--- Exercise directions ---
Everything in the listing except the pictures should be written out exactly.
::::::
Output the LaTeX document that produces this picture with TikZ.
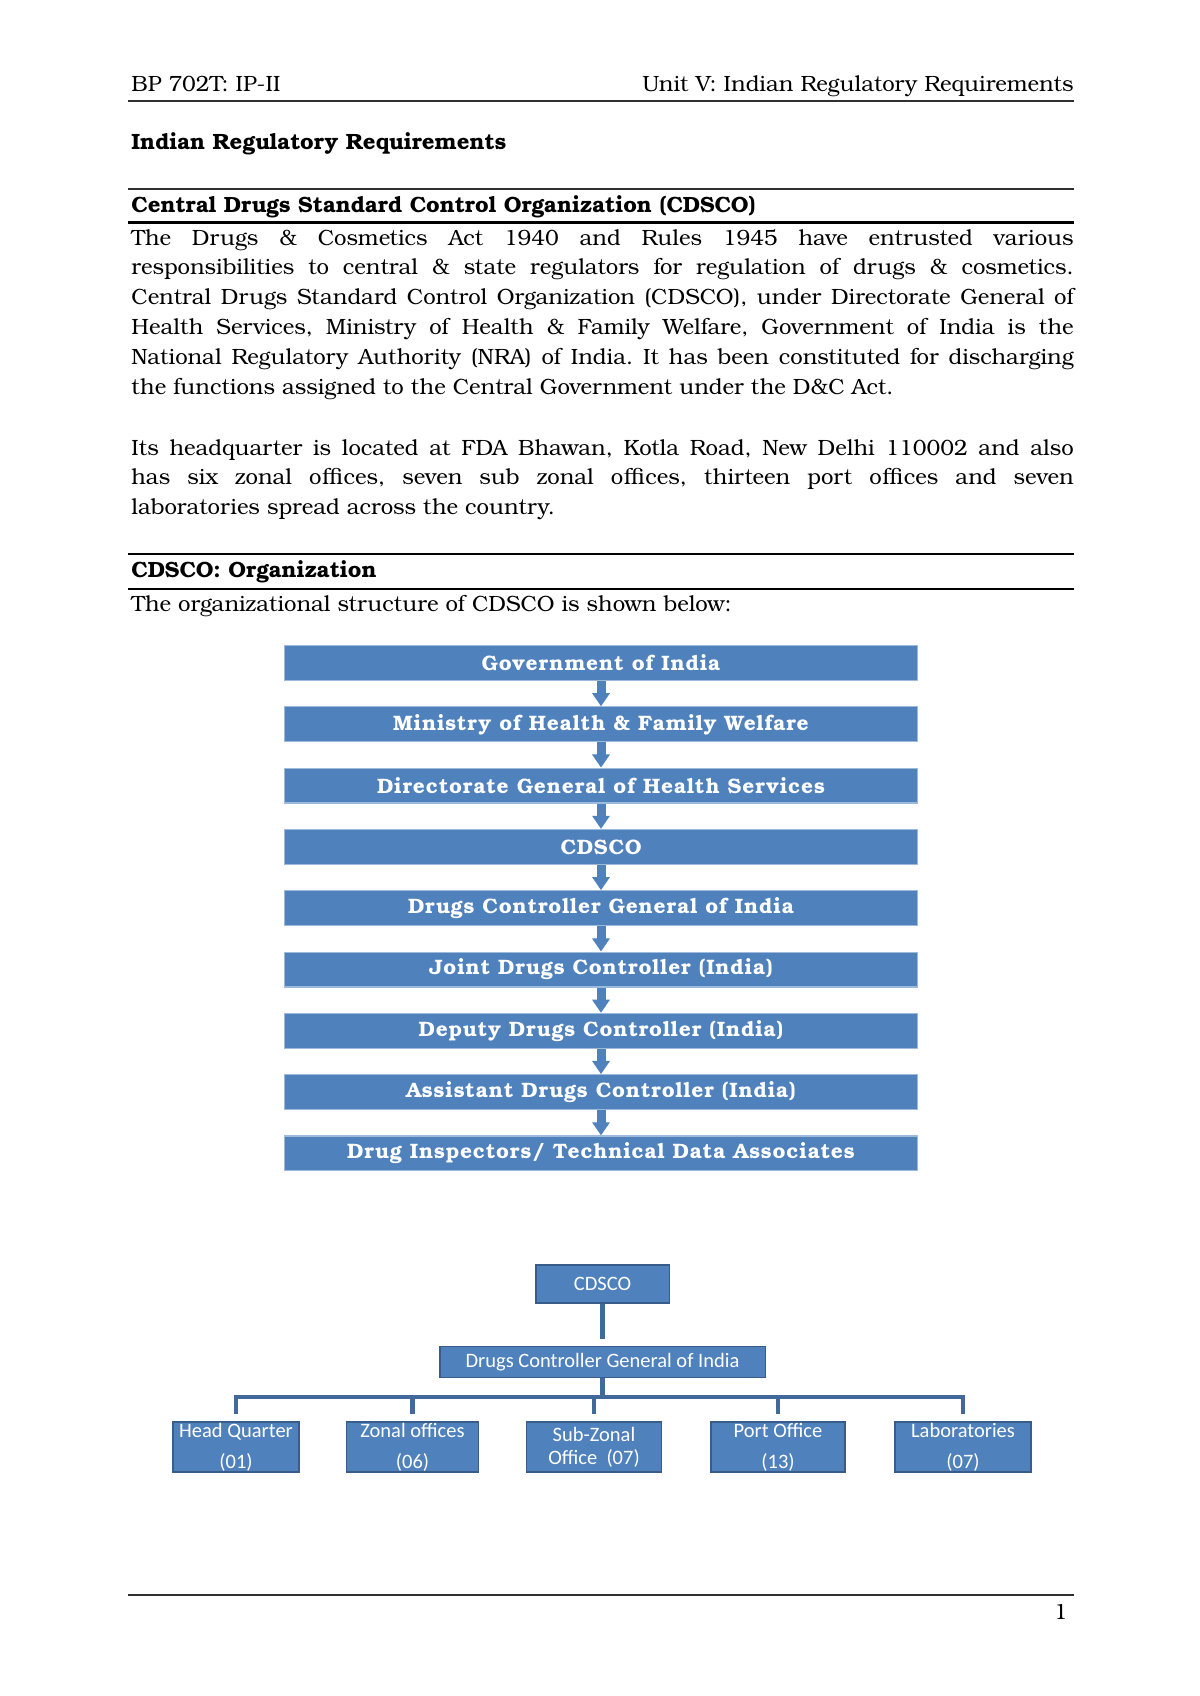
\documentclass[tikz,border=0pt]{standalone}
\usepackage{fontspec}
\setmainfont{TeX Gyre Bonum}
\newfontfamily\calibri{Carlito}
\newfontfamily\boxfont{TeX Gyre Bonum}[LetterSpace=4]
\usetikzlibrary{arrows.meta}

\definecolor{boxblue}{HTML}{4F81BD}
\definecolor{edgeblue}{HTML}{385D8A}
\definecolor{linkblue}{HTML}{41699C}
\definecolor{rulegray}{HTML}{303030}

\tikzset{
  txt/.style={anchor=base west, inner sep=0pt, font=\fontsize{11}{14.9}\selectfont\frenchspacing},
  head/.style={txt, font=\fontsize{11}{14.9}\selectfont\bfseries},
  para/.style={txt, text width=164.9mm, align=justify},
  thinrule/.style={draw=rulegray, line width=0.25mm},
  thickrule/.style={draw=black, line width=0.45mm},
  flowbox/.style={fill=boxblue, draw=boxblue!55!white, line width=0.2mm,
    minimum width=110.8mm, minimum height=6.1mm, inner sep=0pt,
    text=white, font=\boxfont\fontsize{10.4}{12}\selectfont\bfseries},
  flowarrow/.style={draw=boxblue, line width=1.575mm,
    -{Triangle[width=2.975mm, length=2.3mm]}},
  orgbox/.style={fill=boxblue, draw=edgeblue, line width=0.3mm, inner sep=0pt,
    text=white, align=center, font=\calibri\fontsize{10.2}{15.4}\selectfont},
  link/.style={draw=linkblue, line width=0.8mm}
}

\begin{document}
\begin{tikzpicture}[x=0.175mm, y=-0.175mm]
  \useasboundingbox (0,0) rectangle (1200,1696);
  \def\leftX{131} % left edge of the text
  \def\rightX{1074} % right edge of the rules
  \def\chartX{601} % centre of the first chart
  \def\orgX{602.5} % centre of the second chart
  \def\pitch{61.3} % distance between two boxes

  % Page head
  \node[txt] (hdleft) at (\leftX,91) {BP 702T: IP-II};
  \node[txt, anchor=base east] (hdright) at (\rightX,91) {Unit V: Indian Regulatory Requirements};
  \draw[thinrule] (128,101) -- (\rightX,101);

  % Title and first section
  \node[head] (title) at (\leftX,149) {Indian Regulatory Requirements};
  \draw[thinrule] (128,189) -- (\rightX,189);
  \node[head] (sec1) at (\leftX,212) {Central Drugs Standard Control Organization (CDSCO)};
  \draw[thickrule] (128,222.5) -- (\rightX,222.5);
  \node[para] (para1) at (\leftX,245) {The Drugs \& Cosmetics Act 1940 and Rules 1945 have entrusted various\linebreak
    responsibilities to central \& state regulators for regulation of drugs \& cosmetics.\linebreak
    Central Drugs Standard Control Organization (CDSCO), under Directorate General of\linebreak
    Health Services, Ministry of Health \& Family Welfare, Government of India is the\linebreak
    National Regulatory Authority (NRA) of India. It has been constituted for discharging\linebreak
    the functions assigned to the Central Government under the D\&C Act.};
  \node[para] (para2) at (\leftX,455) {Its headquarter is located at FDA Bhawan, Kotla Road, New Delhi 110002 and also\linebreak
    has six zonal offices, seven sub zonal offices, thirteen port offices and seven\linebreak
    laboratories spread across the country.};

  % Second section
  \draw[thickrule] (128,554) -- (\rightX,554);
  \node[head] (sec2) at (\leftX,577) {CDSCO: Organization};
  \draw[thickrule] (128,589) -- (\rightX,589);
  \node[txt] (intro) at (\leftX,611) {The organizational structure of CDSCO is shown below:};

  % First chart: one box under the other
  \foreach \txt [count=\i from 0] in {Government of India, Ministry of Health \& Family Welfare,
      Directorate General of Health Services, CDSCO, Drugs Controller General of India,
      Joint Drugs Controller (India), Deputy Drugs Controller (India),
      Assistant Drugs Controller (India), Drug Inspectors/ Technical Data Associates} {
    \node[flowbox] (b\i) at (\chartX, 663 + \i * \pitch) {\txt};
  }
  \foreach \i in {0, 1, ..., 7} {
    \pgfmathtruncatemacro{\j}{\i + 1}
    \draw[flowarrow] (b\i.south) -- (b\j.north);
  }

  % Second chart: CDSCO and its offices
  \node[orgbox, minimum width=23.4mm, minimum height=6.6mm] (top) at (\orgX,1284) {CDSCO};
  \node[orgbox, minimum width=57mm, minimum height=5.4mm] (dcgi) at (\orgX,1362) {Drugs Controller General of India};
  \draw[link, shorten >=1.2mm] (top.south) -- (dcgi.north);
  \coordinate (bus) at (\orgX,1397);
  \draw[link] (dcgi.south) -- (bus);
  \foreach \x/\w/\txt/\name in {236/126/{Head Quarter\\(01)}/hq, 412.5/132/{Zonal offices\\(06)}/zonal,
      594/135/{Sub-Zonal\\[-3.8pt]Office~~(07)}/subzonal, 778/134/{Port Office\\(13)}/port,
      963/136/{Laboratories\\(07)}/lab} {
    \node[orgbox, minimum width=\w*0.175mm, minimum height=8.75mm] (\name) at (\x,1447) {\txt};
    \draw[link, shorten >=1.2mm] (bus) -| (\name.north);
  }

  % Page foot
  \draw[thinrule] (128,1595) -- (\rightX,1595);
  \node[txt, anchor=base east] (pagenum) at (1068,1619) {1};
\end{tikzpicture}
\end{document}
::::::
--- Final answer ---
Output the LaTeX document that produces this picture with TikZ.
\documentclass[tikz,border=0pt]{standalone}
\usepackage{fontspec}
\setmainfont{TeX Gyre Bonum}
\newfontfamily\calibri{Carlito}
\newfontfamily\boxfont{TeX Gyre Bonum}[LetterSpace=4]
\usetikzlibrary{arrows.meta}

\definecolor{boxblue}{HTML}{4F81BD}
\definecolor{edgeblue}{HTML}{385D8A}
\definecolor{linkblue}{HTML}{41699C}
\definecolor{rulegray}{HTML}{303030}

\tikzset{
  txt/.style={anchor=base west, inner sep=0pt, font=\fontsize{11}{14.9}\selectfont\frenchspacing},
  head/.style={txt, font=\fontsize{11}{14.9}\selectfont\bfseries},
  para/.style={txt, text width=164.9mm, align=justify},
  thinrule/.style={draw=rulegray, line width=0.25mm},
  thickrule/.style={draw=black, line width=0.45mm},
  flowbox/.style={fill=boxblue, draw=boxblue!55!white, line width=0.2mm,
    minimum width=110.8mm, minimum height=6.1mm, inner sep=0pt,
    text=white, font=\boxfont\fontsize{10.4}{12}\selectfont\bfseries},
  flowarrow/.style={draw=boxblue, line width=1.575mm,
    -{Triangle[width=2.975mm, length=2.3mm]}},
  orgbox/.style={fill=boxblue, draw=edgeblue, line width=0.3mm, inner sep=0pt,
    text=white, align=center, font=\calibri\fontsize{10.2}{15.4}\selectfont},
  link/.style={draw=linkblue, line width=0.8mm}
}

\begin{document}
\begin{tikzpicture}[x=0.175mm, y=-0.175mm]
  \useasboundingbox (0,0) rectangle (1200,1696);
  \def\leftX{131} % left edge of the text
  \def\rightX{1074} % right edge of the rules
  \def\chartX{601} % centre of the first chart
  \def\orgX{602.5} % centre of the second chart
  \def\pitch{61.3} % distance between two boxes

  % Page head
  \node[txt] (hdleft) at (\leftX,91) {BP 702T: IP-II};
  \node[txt, anchor=base east] (hdright) at (\rightX,91) {Unit V: Indian Regulatory Requirements};
  \draw[thinrule] (128,101) -- (\rightX,101);

  % Title and first section
  \node[head] (title) at (\leftX,149) {Indian Regulatory Requirements};
  \draw[thinrule] (128,189) -- (\rightX,189);
  \node[head] (sec1) at (\leftX,212) {Central Drugs Standard Control Organization (CDSCO)};
  \draw[thickrule] (128,222.5) -- (\rightX,222.5);
  \node[para] (para1) at (\leftX,245) {The Drugs \& Cosmetics Act 1940 and Rules 1945 have entrusted various\linebreak
    responsibilities to central \& state regulators for regulation of drugs \& cosmetics.\linebreak
    Central Drugs Standard Control Organization (CDSCO), under Directorate General of\linebreak
    Health Services, Ministry of Health \& Family Welfare, Government of India is the\linebreak
    National Regulatory Authority (NRA) of India. It has been constituted for discharging\linebreak
    the functions assigned to the Central Government under the D\&C Act.};
  \node[para] (para2) at (\leftX,455) {Its headquarter is located at FDA Bhawan, Kotla Road, New Delhi 110002 and also\linebreak
    has six zonal offices, seven sub zonal offices, thirteen port offices and seven\linebreak
    laboratories spread across the country.};

  % Second section
  \draw[thickrule] (128,554) -- (\rightX,554);
  \node[head] (sec2) at (\leftX,577) {CDSCO: Organization};
  \draw[thickrule] (128,589) -- (\rightX,589);
  \node[txt] (intro) at (\leftX,611) {The organizational structure of CDSCO is shown below:};

  % First chart: one box under the other
  \foreach \txt [count=\i from 0] in {Government of India, Ministry of Health \& Family Welfare,
      Directorate General of Health Services, CDSCO, Drugs Controller General of India,
      Joint Drugs Controller (India), Deputy Drugs Controller (India),
      Assistant Drugs Controller (India), Drug Inspectors/ Technical Data Associates} {
    \node[flowbox] (b\i) at (\chartX, 663 + \i * \pitch) {\txt};
  }
  \foreach \i in {0, 1, ..., 7} {
    \pgfmathtruncatemacro{\j}{\i + 1}
    \draw[flowarrow] (b\i.south) -- (b\j.north);
  }

  % Second chart: CDSCO and its offices
  \node[orgbox, minimum width=23.4mm, minimum height=6.6mm] (top) at (\orgX,1284) {CDSCO};
  \node[orgbox, minimum width=57mm, minimum height=5.4mm] (dcgi) at (\orgX,1362) {Drugs Controller General of India};
  \draw[link, shorten >=1.2mm] (top.south) -- (dcgi.north);
  \coordinate (bus) at (\orgX,1397);
  \draw[link] (dcgi.south) -- (bus);
  \foreach \x/\w/\txt/\name in {236/126/{Head Quarter\\(01)}/hq, 412.5/132/{Zonal offices\\(06)}/zonal,
      594/135/{Sub-Zonal\\[-3.8pt]Office~~(07)}/subzonal, 778/134/{Port Office\\(13)}/port,
      963/136/{Laboratories\\(07)}/lab} {
    \node[orgbox, minimum width=\w*0.175mm, minimum height=8.75mm] (\name) at (\x,1447) {\txt};
    \draw[link, shorten >=1.2mm] (bus) -| (\name.north);
  }

  % Page foot
  \draw[thinrule] (128,1595) -- (\rightX,1595);
  \node[txt, anchor=base east] (pagenum) at (1068,1619) {1};
\end{tikzpicture}
\end{document}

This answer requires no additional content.